Rows from a dataset of charts and code:
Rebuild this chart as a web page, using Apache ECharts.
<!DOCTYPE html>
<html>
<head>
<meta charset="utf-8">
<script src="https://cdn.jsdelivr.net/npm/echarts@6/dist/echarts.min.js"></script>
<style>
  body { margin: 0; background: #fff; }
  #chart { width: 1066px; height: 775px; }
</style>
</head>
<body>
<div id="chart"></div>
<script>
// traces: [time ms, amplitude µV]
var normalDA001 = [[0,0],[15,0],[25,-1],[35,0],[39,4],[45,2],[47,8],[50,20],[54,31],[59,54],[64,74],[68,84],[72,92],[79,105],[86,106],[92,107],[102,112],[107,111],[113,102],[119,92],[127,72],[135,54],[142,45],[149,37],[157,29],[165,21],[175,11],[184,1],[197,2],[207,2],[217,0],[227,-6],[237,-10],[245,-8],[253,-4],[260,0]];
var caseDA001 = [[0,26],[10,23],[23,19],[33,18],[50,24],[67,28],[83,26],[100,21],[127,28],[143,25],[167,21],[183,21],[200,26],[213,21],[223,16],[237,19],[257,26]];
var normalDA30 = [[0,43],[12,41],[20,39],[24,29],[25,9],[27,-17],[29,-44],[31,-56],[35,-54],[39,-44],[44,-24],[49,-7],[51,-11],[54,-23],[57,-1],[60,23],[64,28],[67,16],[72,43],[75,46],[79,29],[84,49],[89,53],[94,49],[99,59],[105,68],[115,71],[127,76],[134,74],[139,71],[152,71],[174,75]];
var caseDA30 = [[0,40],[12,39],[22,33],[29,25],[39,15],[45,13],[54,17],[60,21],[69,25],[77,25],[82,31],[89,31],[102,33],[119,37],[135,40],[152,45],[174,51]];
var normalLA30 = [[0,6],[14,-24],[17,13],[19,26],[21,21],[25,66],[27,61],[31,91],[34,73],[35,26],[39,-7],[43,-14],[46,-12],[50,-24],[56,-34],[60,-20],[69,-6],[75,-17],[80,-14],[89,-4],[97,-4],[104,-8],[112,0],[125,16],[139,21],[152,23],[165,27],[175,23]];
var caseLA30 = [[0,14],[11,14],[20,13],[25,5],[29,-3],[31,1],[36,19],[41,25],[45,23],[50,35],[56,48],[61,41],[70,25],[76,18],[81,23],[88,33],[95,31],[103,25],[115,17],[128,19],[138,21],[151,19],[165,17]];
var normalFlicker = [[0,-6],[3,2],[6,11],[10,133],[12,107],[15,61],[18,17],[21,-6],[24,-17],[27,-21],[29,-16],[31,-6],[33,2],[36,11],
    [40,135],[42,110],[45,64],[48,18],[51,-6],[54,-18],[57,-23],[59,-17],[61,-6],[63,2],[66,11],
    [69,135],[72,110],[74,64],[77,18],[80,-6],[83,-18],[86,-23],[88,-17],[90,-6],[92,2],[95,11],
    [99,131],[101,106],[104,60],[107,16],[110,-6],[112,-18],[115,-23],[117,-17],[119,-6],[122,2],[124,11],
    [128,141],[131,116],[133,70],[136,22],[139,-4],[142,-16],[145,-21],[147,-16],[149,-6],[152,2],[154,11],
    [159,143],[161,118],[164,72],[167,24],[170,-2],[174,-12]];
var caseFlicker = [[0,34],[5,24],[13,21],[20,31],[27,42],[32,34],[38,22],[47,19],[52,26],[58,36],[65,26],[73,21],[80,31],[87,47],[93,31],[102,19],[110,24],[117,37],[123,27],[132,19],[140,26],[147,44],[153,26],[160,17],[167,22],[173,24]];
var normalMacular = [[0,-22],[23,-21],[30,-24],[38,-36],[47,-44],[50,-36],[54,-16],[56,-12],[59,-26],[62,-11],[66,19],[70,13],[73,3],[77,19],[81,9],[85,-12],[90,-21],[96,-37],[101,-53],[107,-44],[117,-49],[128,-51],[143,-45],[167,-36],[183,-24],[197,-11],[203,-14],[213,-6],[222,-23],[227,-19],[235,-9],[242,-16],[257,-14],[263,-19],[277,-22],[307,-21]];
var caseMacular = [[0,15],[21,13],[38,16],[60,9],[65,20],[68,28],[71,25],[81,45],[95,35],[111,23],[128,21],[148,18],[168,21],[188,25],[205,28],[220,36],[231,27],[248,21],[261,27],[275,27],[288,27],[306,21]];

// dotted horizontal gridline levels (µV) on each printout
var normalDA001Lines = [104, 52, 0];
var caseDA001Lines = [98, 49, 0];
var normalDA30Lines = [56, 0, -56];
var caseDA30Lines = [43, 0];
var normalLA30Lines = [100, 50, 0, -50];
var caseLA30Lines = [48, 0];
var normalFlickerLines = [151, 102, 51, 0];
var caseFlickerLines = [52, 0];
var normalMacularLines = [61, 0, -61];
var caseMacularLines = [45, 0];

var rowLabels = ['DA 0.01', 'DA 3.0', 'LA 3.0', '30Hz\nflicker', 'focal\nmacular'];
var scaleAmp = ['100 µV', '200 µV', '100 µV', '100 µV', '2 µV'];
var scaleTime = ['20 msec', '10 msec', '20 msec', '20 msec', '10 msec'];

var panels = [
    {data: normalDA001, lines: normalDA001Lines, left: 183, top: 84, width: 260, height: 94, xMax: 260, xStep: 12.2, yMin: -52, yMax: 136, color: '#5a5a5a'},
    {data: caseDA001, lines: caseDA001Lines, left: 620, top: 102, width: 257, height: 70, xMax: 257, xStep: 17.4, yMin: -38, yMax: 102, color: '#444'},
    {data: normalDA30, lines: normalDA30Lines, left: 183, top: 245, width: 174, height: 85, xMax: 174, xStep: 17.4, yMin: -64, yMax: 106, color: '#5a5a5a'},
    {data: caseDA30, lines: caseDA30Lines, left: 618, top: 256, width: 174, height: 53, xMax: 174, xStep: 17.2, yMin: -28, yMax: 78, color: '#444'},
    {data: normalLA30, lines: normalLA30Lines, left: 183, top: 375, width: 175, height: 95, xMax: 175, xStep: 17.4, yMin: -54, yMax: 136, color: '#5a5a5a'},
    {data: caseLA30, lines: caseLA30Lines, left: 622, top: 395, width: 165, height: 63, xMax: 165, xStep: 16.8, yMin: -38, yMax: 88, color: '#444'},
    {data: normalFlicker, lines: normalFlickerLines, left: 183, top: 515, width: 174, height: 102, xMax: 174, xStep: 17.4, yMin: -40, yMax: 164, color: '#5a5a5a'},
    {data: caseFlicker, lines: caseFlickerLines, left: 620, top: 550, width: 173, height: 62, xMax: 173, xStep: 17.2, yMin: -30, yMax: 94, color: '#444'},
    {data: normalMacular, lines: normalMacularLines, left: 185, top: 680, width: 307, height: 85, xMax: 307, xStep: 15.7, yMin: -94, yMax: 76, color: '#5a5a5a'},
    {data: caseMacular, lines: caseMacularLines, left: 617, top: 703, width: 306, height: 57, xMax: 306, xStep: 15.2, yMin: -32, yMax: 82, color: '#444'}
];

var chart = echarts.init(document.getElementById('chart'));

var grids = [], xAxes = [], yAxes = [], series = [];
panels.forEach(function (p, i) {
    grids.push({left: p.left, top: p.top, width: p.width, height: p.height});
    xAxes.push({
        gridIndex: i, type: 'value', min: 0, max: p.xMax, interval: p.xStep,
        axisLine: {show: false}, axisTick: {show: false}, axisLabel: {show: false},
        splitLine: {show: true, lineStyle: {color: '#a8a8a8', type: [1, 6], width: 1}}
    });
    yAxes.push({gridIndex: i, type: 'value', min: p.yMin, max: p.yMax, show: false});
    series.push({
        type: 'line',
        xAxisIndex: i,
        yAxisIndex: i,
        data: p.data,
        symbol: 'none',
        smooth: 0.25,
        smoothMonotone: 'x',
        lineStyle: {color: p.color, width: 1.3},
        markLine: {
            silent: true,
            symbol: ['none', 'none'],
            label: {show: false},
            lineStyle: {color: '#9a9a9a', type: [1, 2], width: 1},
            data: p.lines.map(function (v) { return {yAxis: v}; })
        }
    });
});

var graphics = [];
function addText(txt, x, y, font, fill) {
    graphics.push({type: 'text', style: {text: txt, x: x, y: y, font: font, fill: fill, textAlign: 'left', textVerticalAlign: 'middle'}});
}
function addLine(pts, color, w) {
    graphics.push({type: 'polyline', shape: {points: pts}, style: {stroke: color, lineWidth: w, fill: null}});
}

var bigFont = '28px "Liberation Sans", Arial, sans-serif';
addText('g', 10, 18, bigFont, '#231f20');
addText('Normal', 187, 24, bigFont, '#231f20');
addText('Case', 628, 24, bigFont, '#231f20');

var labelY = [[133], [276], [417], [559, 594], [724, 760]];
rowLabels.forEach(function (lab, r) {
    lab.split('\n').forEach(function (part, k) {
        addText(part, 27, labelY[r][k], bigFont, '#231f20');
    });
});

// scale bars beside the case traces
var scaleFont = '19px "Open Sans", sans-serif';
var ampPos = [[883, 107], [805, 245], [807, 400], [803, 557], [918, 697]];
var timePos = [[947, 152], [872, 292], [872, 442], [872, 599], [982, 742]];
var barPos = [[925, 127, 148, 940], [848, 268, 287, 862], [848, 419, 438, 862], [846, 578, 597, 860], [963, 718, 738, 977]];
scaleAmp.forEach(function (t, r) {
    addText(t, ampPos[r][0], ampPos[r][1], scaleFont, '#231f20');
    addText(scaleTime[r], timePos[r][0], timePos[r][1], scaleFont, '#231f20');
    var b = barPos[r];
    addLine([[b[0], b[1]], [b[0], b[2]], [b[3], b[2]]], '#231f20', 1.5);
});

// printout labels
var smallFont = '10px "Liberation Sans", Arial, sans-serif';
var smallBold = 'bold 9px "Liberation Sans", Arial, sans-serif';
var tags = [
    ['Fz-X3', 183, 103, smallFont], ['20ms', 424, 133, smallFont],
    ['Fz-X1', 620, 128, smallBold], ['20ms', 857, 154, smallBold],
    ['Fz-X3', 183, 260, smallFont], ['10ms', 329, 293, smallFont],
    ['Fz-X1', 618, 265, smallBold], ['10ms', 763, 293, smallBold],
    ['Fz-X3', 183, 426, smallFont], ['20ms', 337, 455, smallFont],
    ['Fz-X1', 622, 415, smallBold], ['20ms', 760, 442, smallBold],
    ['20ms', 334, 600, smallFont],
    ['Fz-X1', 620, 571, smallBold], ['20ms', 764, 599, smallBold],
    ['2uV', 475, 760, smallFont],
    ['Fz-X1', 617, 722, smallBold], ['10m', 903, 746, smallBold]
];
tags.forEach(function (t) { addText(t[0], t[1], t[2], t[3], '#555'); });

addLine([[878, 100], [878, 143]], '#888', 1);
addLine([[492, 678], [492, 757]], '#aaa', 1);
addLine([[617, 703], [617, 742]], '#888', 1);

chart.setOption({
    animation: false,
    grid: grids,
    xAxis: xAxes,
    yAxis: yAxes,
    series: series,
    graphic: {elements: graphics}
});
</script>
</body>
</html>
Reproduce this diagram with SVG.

**Problem details:**
From the records above, pull out each line that has "this".

**Solved exercise:**
Rebuild this chart as a web page, using Apache ECharts.
Reproduce this diagram with SVG.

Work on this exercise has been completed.